Robert supports my sporadic whims and fancies while at the same time keeping me grounded in reality. We can dream and plan together and the main thing is we can always laugh together...mainly at each other and with each other. He has done so much for me and continues to do so as time goes on.
I know I am so lucky to have a guy like him and I don't plan on letting him go anytime soon. I only hope that I can be all for him that he is for me.
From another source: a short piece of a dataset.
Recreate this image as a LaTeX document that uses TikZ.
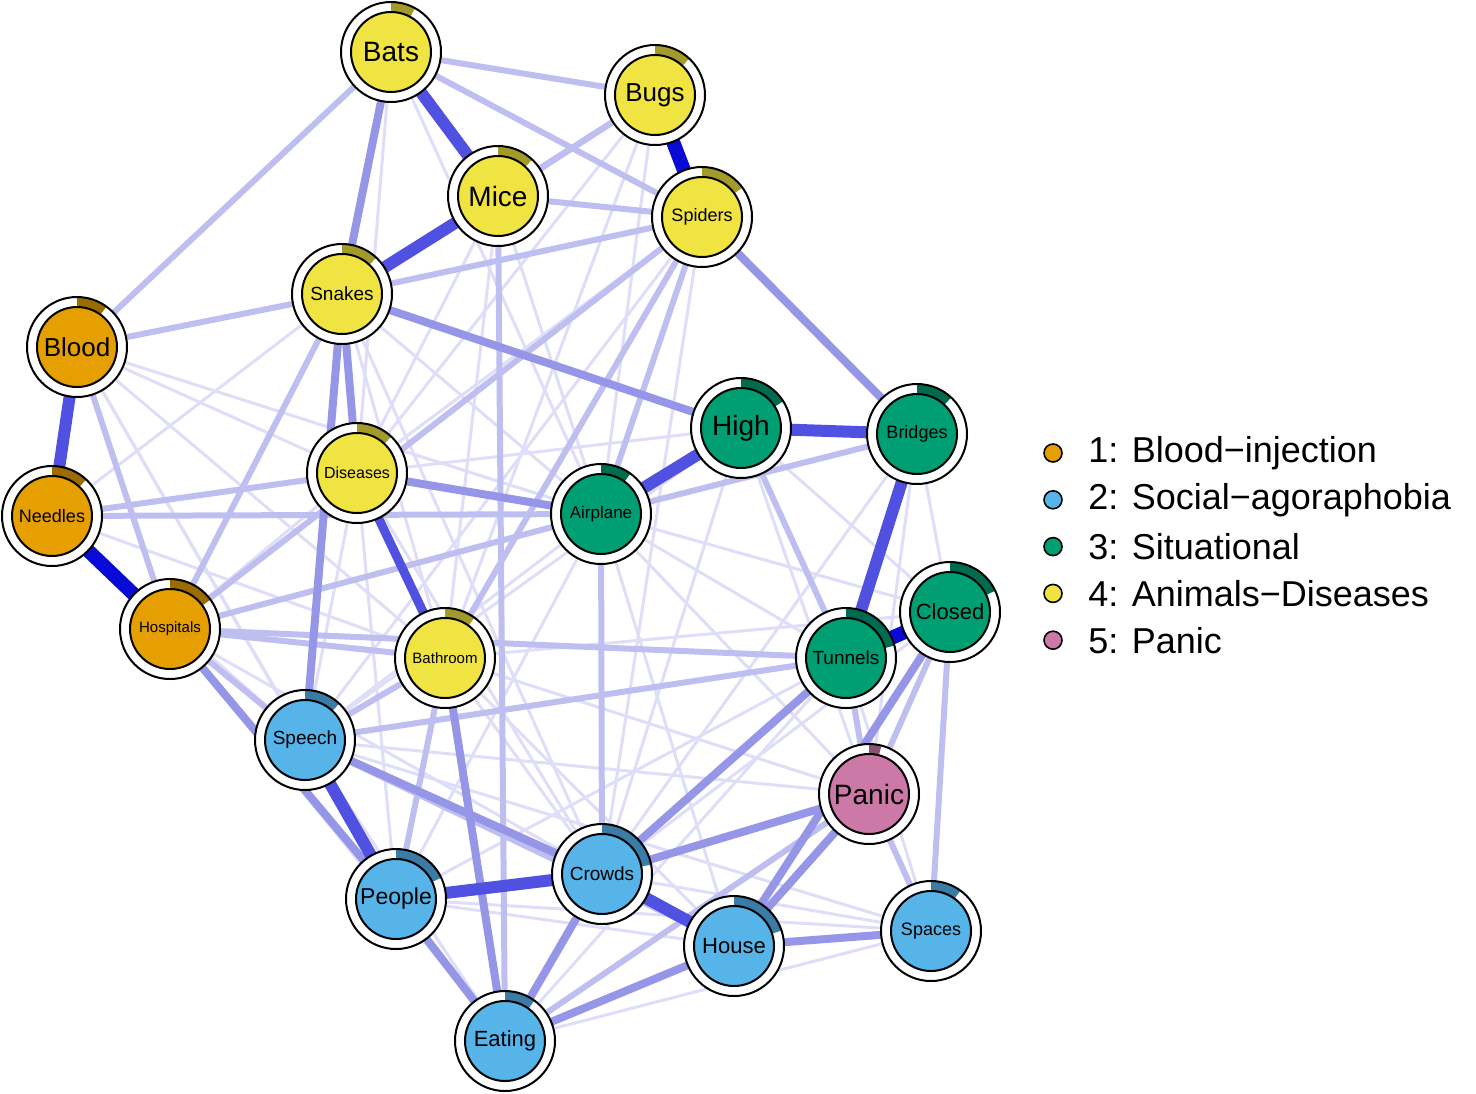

Also when he gives me that squishy face I just about die inside! Tug on my heartstrings why don't you?!


Saturday, October 8, 2011

Shake it up

Watch "Florence + The Machine - Shake It Out"
on YouTube

Every once in awhile a song comes along that makes me feel like it was written for me. I srumbled upon this one and I immediately knew. Just wanted to share it. Gonna be posting tomorrow so yay!!

Tuesday, October 4, 2011

A change

I needed a change so the first thing to change was the hair. Last haircut was a year ago when Uncle Danny died. I went back to bangs and got some layers. Nothing too crazy but the newness feels great.


Saturday, October 1, 2011

You would think

Here I am in California waiting to leave to Sea World and not one drip of excitement is coursing through me. In fact what I feel is agitation. My sister wants me to pick her up in Long Beach and I am in Anaheim supposed to be going to San Diego. She gets to wear my flip flops because she only brought dressy shoes to some party she went to last night. Robert is listening to his ipod and reading his nook and I get the impression this morning he is holding something back but I don't know what.
Barbara and kenny are still getting ready. I am hungry and just want to keep sleeping. If my dad hadn't bought my ticket idk if I would still wanna do Sea World. Hopefully that changes.
It was nice seeing my family last night at Grandma's. We celebrated with cake and pizza and combined I received 225 dollars from them all!!!!
Well I am off to google breakfast places. Ttyl!